I was so excited to finally get The Smitten Kitchen Cookbook from my library after being on the waiting list for over a month! My sister, of course, has it as well as many friends who all highly recommend it.  It’s a great book for small kitchens, and for people that love vegetarian options for dinner (with a lot of cheese).

It’s a hit for me because I (1) have a tiny kitchen, (2) love cheese and don’t always need to eat meat and (3) have a little baby just like the author of the book had when she wrote it.
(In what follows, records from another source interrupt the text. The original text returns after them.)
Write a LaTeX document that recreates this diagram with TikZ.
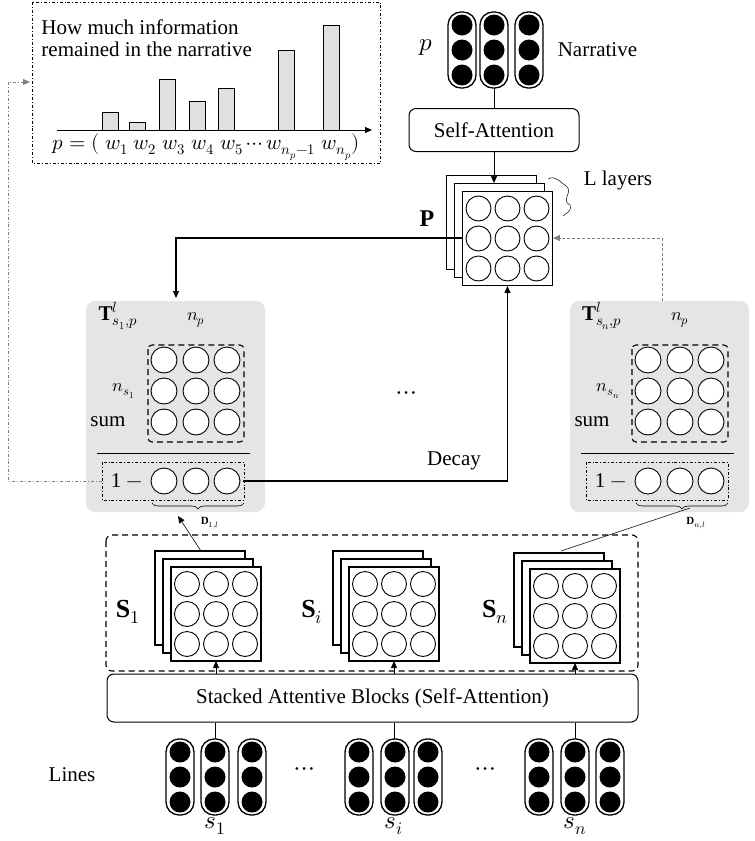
\documentclass[tikz,border=0pt]{standalone}
\usepackage{unicode-math}
\setmainfont{Liberation Serif}
\setmathfont{Latin Modern Math}
\usetikzlibrary{arrows.meta,decorations.pathreplacing}
\begin{document}
\begin{tikzpicture}[x=1pt,y=-1pt,line width=0.9pt,
  font=\fontsize{21}{24}\selectfont,
  arr/.style={-{Triangle[length=7pt,width=6pt]}},
  box/.style={draw,rounded corners=7pt,line width=1pt,inner sep=0pt},
  dots/.style={font=\fontsize{26}{26}\selectfont\bfseries},
  dsh/.style={dash pattern=on 6pt off 4pt},
  pics/stackmat/.style={code={
    \foreach \d in {16,8,0}{\draw[fill=white,line width=1.2pt] (-45-\d,-47-\d) rectangle (45-\d,47-\d);}
    \foreach \i in {-1,0,1}{\foreach \j in {-1,0,1}{\draw (\i*29,\j*30) circle (12.5);}}
  }},
  pics/pill/.style={code={
    \draw[line width=1.3pt,fill=white,rounded corners=13pt] (-14,-38) rectangle (14,38);
    \foreach \j in {-25,0,25}{\fill (0,\j) circle (10.5);}
  }},
  pics/tmat/.style={code={
    \fill[black!10,rounded corners=9pt] (-85,-105) rectangle (94,106);
    \draw[dsh,rounded corners=4pt,line width=1.1pt] (-23,-61) rectangle (73,36);
    \foreach \i in {-7,25,56}{\foreach \j in {-46,-15,16}{\draw[fill=white] (\i,\j) circle (13);}}
    \draw[line width=0.6pt] (-74,47) -- (79,47);
    \draw[dash dot,line width=0.6pt] (-69,56) rectangle (73,94);
    \node at (-44,75) {1 $-$};
    \foreach \i in {-7,25,56}{\draw[fill=white] (\i,75) circle (13);}
    \draw[decorate,decoration={brace,mirror,amplitude=6pt},line width=0.6pt] (-19,97) -- (73,97);
    \node[font=\fontsize{18}{20}\selectfont] at (25,-86) {$n_{p}$};
  }}]
\useasboundingbox (0,0) rectangle (755,841);

% top chart
\draw[dash dot,line width=0.7pt] (32,2) rectangle (380,163);
\node[anchor=west,align=left,inner sep=0pt] (info) at (41,38) {How much information\\[-2pt]remained in the narrative};
\foreach \a/\b/\t in {102/118/112,129/145/122,159/175/79,189/205/101,218/234/88,278/294/50,323/339/25}{
  \draw[fill=black!12,line width=0.7pt] (\a,130) rectangle (\b,\t);}
\coordinate (ax0) at (57,130); \coordinate (ax1) at (372,130);
\draw[arr,line width=0.8pt] (ax0) -- (ax1);
\node (plabel) at (206,147) {$p=(\;w_1\;w_2\;w_3\;w_4\;w_5\cdots w_{n_p-1}\;w_{n_p})$};
\coordinate (chartin) at (30,82);

% narrative
\pic at (462,50) {pill}; \pic at (494,50) {pill}; \pic at (529,50) {pill};
\coordinate (pv) at (494,88);
\node at (426,47) {\fontsize{25}{26}\selectfont$p$};
\node[anchor=west] at (554,50) {Narrative};
\node[box,minimum width=170pt,minimum height=43pt] (sa) at (494,130) {Self-Attention};
\draw[line width=0.6pt] (pv) -- (sa.north);

% P stack
\pic at (507.5,238.5) {stackmat};
\node[inner sep=0pt,minimum width=90pt,minimum height=94pt] (P) at (507.5,238.5) {};
\coordinate (Ptop) at (494,183);
\draw[arr,line width=0.6pt] (sa.south) -- (Ptop);
\node at (427,219) {\fontsize{24}{26}\selectfont\bfseries P};
\draw[line width=0.5pt] (548,179) .. controls (556,175) and (560,182) .. (566,186) .. controls (574,192) and (560,200) .. (570,205) .. controls (572,212) and (566,213) .. (563,216);
\node[anchor=west] at (580,180) {L layers};

% T boxes
\pic at (171,406) {tmat};
\node[inner sep=1pt] at (118,316) {$\mathbf{T}^{l}_{s_1,p}$};
\node[font=\fontsize{18}{20}\selectfont] at (124,391) {$n_{s_1}$};
\node at (108,422) {sum};
\node[font=\fontsize{11}{12}\selectfont] (D1) at (210,523) {$\mathbf{D}_{1,l}$};
\pic at (655,406) {tmat};
\node[inner sep=1pt] at (602,316) {$\mathbf{T}^{l}_{s_n,p}$};
\node[font=\fontsize{18}{20}\selectfont] at (608,391) {$n_{s_n}$};
\node at (592,422) {sum};
\node[font=\fontsize{11}{12}\selectfont] (Dn) at (696,523) {$\mathbf{D}_{n,l}$};
\coordinate (T1top) at (176,298);
\coordinate (T1out) at (243,481);
\coordinate (T1left) at (102,481);
\coordinate (Tntop) at (662,301);
\coordinate (D1tip) at (178,516);
\coordinate (Dntip) at (690,508);
\node[dots] at (407,396) {$\cdots$};
\node at (454,461) {Decay};

% connectors P/T
\draw[arr,line width=1.1pt] (P.west |- 0,238) -| (T1top);
\draw[arr,line width=1.1pt] (T1out) -| (P.south);
\draw[arr,densely dashed,gray,line width=0.8pt] (Tntop) |- (P.east |- 0,238);
\draw[arr,dash dot,gray,line width=0.8pt] (T1left) -| (8,82) -- (chartin);

% S stacks
\draw[dsh,rounded corners=6pt,line width=1.1pt] (106,535) rectangle (638,671);
\pic at (216,614) {stackmat};
\pic at (394,614) {stackmat};
\pic at (575,616) {stackmat};
\node at (128,612) {\fontsize{26}{28}\selectfont$\mathbf{S}_1$};
\node at (312,612) {\fontsize{26}{28}\selectfont$\mathbf{S}_i$};
\node at (495,612) {\fontsize{26}{28}\selectfont$\mathbf{S}_n$};
\coordinate (S1top) at (201,551);
\coordinate (Sntop) at (561,551);
\draw[arr,line width=0.6pt] (S1top) -- (D1tip);
\draw[line width=0.6pt] (Sntop) -- (Dntip);

\node[box,minimum width=531pt,minimum height=48pt] (sab) at (372.5,698) {Stacked Attentive Blocks (Self-Attention)};
\foreach \x/\t in {216/661,394/661,575/663}{
  \draw[arr,line width=0.6pt] (sab.north -| \x,0) -- (\x,\t);}

% lines
\foreach \x in {180,215,252,359,395,428,539,575,610}{\pic at (\x,777) {pill};}
\foreach \x in {215,394,575}{\draw[line width=0.6pt] (sab.south -| \x,0) -- (\x,739);}
\node[dots] at (305,772) {$\cdots$};
\node[dots] at (486,772) {$\cdots$};
\node at (72,775) {Lines};
\node at (215,826) {\fontsize{25}{26}\selectfont$s_1$};
\node at (394,826) {\fontsize{25}{26}\selectfont$s_i$};
\node at (575,826) {\fontsize{25}{26}\selectfont$s_n$};
\end{tikzpicture}
\end{document}
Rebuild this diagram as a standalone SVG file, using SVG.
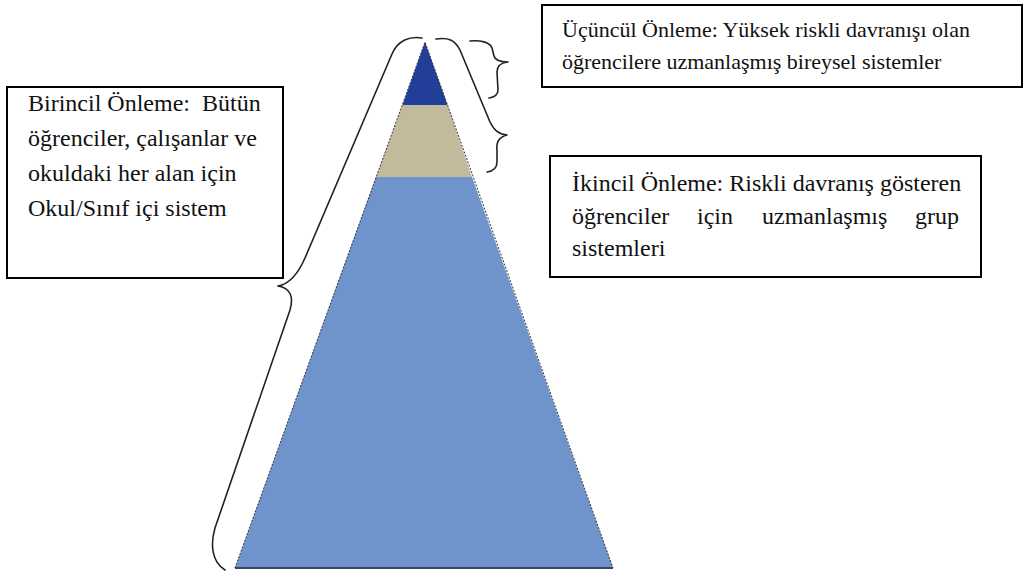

There are many dishes I’m going to be trying over the next month (if I can keep the book out that long) and the first one I tried was Linguine with Cauliflower Pesto.

The author, Deb Perelman, was inspired by a dish at Gramercy Tavern in Manhattan.  I have never been to this restaurant, but have always wanted to go as it’s one of those “must-go-to” places in the city.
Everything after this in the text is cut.